Holding — Gorton, J.
- The U.S. District Court for the District of Massachusetts held that 1Globe Capital's motion for a preliminary injunction was denied.
Rule
- A party seeking a preliminary injunction must demonstrate a reasonable likelihood of success on the merits, potential for irreparable harm, a favorable balance of hardships, and an effect on the public interest.
Reasoning
- The court reasoned that 1Globe Capital failed to establish a reasonable likelihood of success on the merits of its claim under Section 10(b) of the Securities Exchange Act and Rule 10b-5, as it lacked standing since it had not purchased or sold securities in the relevant transactions.
- The court noted that the allegations related to securities issued to other investors and that 1Globe Capital had not sought permission from the Antiguan court to bring a derivative claim on behalf of Sinovac.
- The court emphasized that the plaintiff had not shown irreparable harm, as the shares in question had already been issued, and potential future harm was speculative.
- Additionally, the court found that the balance of hardships did not favor granting the injunction, as 1Globe Capital had unclean hands and no public interest would be served by intervening in an internal corporate dispute governed by Antiguan law.
Deep Dive: How the Court Reached Its Decision
Likelihood of Success on the Merits
The court determined that 1Globe Capital did not establish a reasonable likelihood of success on the merits of its claim under Section 10(b) of the Securities Exchange Act and Rule 10b-5. The court pointed out that 1Globe Capital lacked standing because it had not purchased or sold any securities in connection with the transactions being challenged, particularly those involving the PIPE transaction. Citing the U.S. Supreme Court's decision in Blue Chip Stamps v. Manor Drug Stores, the court emphasized that only actual purchasers or sellers of securities have the standing to bring a claim under these provisions. 1Globe Capital attempted to argue that its claim for injunctive relief did not require a showing of such standing; however, the court found no supporting case law that would allow this exception. Additionally, the court noted that 1Globe Capital did not seek permission from the Antiguan court to bring a derivative claim on behalf of Sinovac, further undermining its position. Since 1Globe Capital's allegations focused on actions taken by parties other than itself, the court concluded that it had failed to demonstrate a likelihood of success as required for a preliminary injunction.

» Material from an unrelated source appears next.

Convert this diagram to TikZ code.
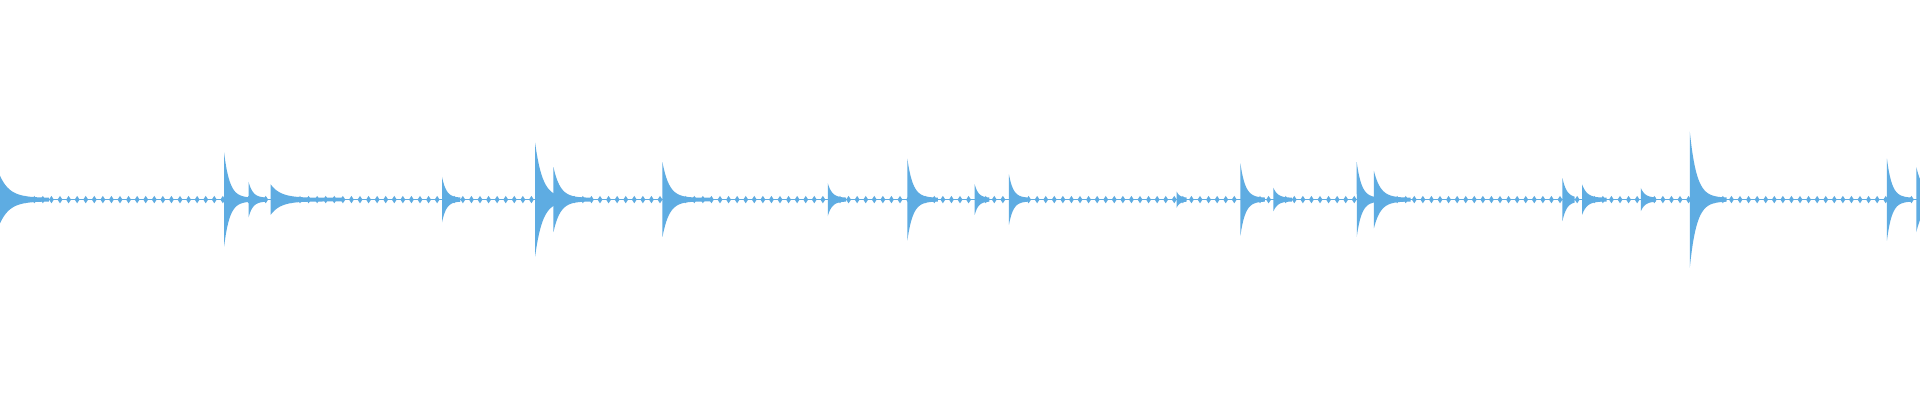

Potential for Irreparable Harm
In considering the potential for irreparable harm, the court ruled that 1Globe Capital did not adequately demonstrate that it would suffer real and immediate harm without the injunction. 1Globe Capital argued that the issuance of shares pursuant to the PIPE transaction would dilute its ownership and voting power; however, the court noted that those shares had already been issued by the time the motion was filed. Furthermore, the court pointed out that the Securities Purchase Agreement contained a provision allowing for rescission if the transaction was found unauthorized, thereby mitigating the risk of irreparable harm. The court also found that 1Globe Capital's concerns about future securities transactions were speculative, as it failed to provide facts indicating that any imminent stockholder votes or transactions were on the horizon. Thus, the court concluded that there was no sufficient basis for claiming irreparable harm, which is a critical element for granting a preliminary injunction.
Balance of Hardships
The court analyzed the balance of hardships and determined that it did not favor 1Globe Capital. It highlighted that 1Globe Capital had "unclean hands," suggesting that it had engaged in questionable conduct itself, which could undermine its request for equitable relief. The court indicated that granting the injunction could interfere with the internal governance of Sinovac and its operations, potentially harming the company and its shareholders. Additionally, the court found that the public interest would not be served by intervening in what was fundamentally an internal corporate dispute governed by Antiguan law. Since the balance of hardships weighed against 1Globe Capital, the court concluded that this factor did not support the granting of the requested injunction.
Public Interest
The court addressed the public interest aspect of the preliminary injunction request and found that it would not be served by the court's intervention in this case. It reasoned that the matter at hand primarily involved a corporate governance issue between shareholders and the board of directors of Sinovac, which was governed by the laws of Antigua and Barbuda. The court emphasized that federal courts are generally cautious about intervening in internal corporate affairs, particularly when they are already subject to litigation in a foreign jurisdiction. By maintaining respect for the principles of corporate governance and the jurisdiction of the Antiguan courts, the court concluded that it would not serve the broader public interest to grant the injunction sought by 1Globe Capital. This consideration ultimately contributed to the decision to deny the motion for a preliminary injunction.
Conclusion
In conclusion, the court denied 1Globe Capital's motion for a preliminary injunction based on a combination of factors. The court found that 1Globe Capital had not shown a reasonable likelihood of success on the merits of its claims, primarily due to its lack of standing and failure to seek necessary court permission for a derivative claim. Furthermore, the potential for irreparable harm was deemed insufficient, as the shares in question had already been issued and future harm was speculative at best. The balance of hardships did not favor 1Globe Capital, given its unclean hands and the potential negative impact on corporate governance. Lastly, the court recognized that the public interest would not be served by intervening in the internal affairs of Sinovac under the applicable foreign law. As a result, the motion for a preliminary injunction was denied, reflecting the court's careful consideration of all relevant legal standards and factual circumstances.